• Supplied information
####

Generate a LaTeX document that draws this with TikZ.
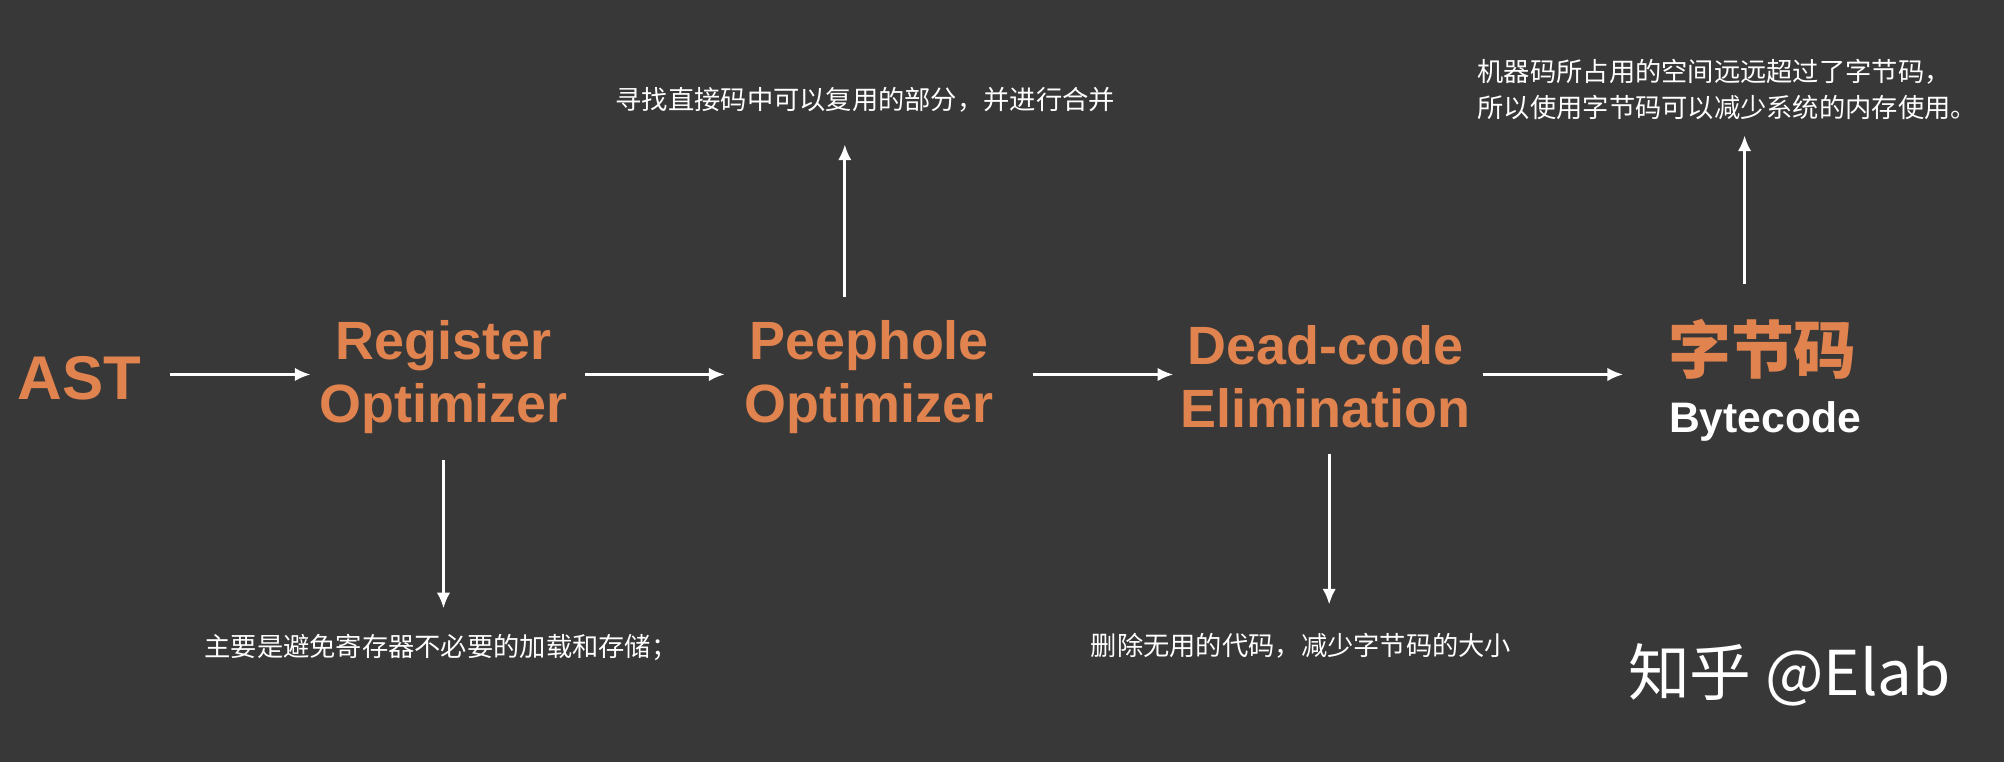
\documentclass[tikz,border=0pt]{standalone}
\usepackage{fontspec}
\setmainfont{Liberation Sans}
\newfontfamily\cjk{Noto Sans CJK SC}
\usetikzlibrary{arrows.meta}
\definecolor{bg}{HTML}{383838}
\definecolor{org}{HTML}{E0834F}
\begin{document}
\begin{tikzpicture}[x=0.02cm,y=-0.02cm,
  stage/.style={text=org,font=\bfseries\fontsize{24}{28}\selectfont,align=center},
  note/.style={text=white,font=\cjk\fontsize{11.7}{16}\selectfont,align=left},
  flow/.style={draw=white,line width=1.2pt,-{Latex[length=7pt,width=6pt]}}]
\fill[bg] (0,0) rectangle (1568,596);
\useasboundingbox (0,0) rectangle (1568,596);
\node[text=org,font=\bfseries\fontsize{27.5}{30}\selectfont] (ast) at (62,296) {AST};
\node[stage] (reg) at (347,295) {Register\\Optimizer};
\node[stage] (pee) at (680,295) {Peephole\\Optimizer};
\node[stage] (dead) at (1037,295) {Dead-code\\Elimination};
\node[text=org,font=\cjk\bfseries\fontsize{28}{30}\selectfont] (zj) at (1379,273) {字节码};
\node[text=white,font=\bfseries\fontsize{19}{22}\selectfont] (bc) at (1381,330) {Bytecode};
\coordinate (a1s) at (133,293); \coordinate (a1e) at (243,293);
\coordinate (a2s) at (458,293); \coordinate (a2e) at (567,293);
\coordinate (a3s) at (808,293); \coordinate (a3e) at (918,293);
\coordinate (a4s) at (1160,293); \coordinate (a4e) at (1270,293);
\draw[flow] (a1s) -- (a1e);
\draw[flow] (a2s) -- (a2e);
\draw[flow] (a3s) -- (a3e);
\draw[flow] (a4s) -- (a4e);
\node[note] (n1) at (345,507) {主要是避免寄存器不必要的加载和存储；};
\node[note] (n2) at (677,78) {寻找直接码中可以复用的部分，并进行合并};
\node[note] (n3) at (1018,505) {删除无用的代码，减少字节码的大小};
\node[note,anchor=west] (n4) at (1150,70) {机器码所占用的空间远远超过了字节码，\\所以使用字节码可以减少系统的内存使用。};
\coordinate (v1s) at (347,360); \coordinate (v1e) at (347,476);
\coordinate (v2s) at (661,232); \coordinate (v2e) at (661,113);
\coordinate (v3s) at (1040,355); \coordinate (v3e) at (1040,473);
\coordinate (v4s) at (1365,222); \coordinate (v4e) at (1365,106);
\draw[flow] (v1s) -- (v1e);
\draw[flow] (v2s) -- (v2e);
\draw[flow] (v3s) -- (v3e);
\draw[flow] (v4s) -- (v4e);
\node[text=white,font=\cjk\fontsize{27.5}{30}\selectfont] (wm) at (1400,528) {知乎 @Elab};
\end{tikzpicture}
\end{document}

####

• Stated task
Copy the listing word for word, excluding its pictures.

• Output of the exercise
Generate a LaTeX document that draws this with TikZ.
\documentclass[tikz,border=0pt]{standalone}
\usepackage{fontspec}
\setmainfont{Liberation Sans}
\newfontfamily\cjk{Noto Sans CJK SC}
\usetikzlibrary{arrows.meta}
\definecolor{bg}{HTML}{383838}
\definecolor{org}{HTML}{E0834F}
\begin{document}
\begin{tikzpicture}[x=0.02cm,y=-0.02cm,
  stage/.style={text=org,font=\bfseries\fontsize{24}{28}\selectfont,align=center},
  note/.style={text=white,font=\cjk\fontsize{11.7}{16}\selectfont,align=left},
  flow/.style={draw=white,line width=1.2pt,-{Latex[length=7pt,width=6pt]}}]
\fill[bg] (0,0) rectangle (1568,596);
\useasboundingbox (0,0) rectangle (1568,596);
\node[text=org,font=\bfseries\fontsize{27.5}{30}\selectfont] (ast) at (62,296) {AST};
\node[stage] (reg) at (347,295) {Register\\Optimizer};
\node[stage] (pee) at (680,295) {Peephole\\Optimizer};
\node[stage] (dead) at (1037,295) {Dead-code\\Elimination};
\node[text=org,font=\cjk\bfseries\fontsize{28}{30}\selectfont] (zj) at (1379,273) {字节码};
\node[text=white,font=\bfseries\fontsize{19}{22}\selectfont] (bc) at (1381,330) {Bytecode};
\coordinate (a1s) at (133,293); \coordinate (a1e) at (243,293);
\coordinate (a2s) at (458,293); \coordinate (a2e) at (567,293);
\coordinate (a3s) at (808,293); \coordinate (a3e) at (918,293);
\coordinate (a4s) at (1160,293); \coordinate (a4e) at (1270,293);
\draw[flow] (a1s) -- (a1e);
\draw[flow] (a2s) -- (a2e);
\draw[flow] (a3s) -- (a3e);
\draw[flow] (a4s) -- (a4e);
\node[note] (n1) at (345,507) {主要是避免寄存器不必要的加载和存储；};
\node[note] (n2) at (677,78) {寻找直接码中可以复用的部分，并进行合并};
\node[note] (n3) at (1018,505) {删除无用的代码，减少字节码的大小};
\node[note,anchor=west] (n4) at (1150,70) {机器码所占用的空间远远超过了字节码，\\所以使用字节码可以减少系统的内存使用。};
\coordinate (v1s) at (347,360); \coordinate (v1e) at (347,476);
\coordinate (v2s) at (661,232); \coordinate (v2e) at (661,113);
\coordinate (v3s) at (1040,355); \coordinate (v3e) at (1040,473);
\coordinate (v4s) at (1365,222); \coordinate (v4e) at (1365,106);
\draw[flow] (v1s) -- (v1e);
\draw[flow] (v2s) -- (v2e);
\draw[flow] (v3s) -- (v3e);
\draw[flow] (v4s) -- (v4e);
\node[text=white,font=\cjk\fontsize{27.5}{30}\selectfont] (wm) at (1400,528) {知乎 @Elab};
\end{tikzpicture}
\end{document}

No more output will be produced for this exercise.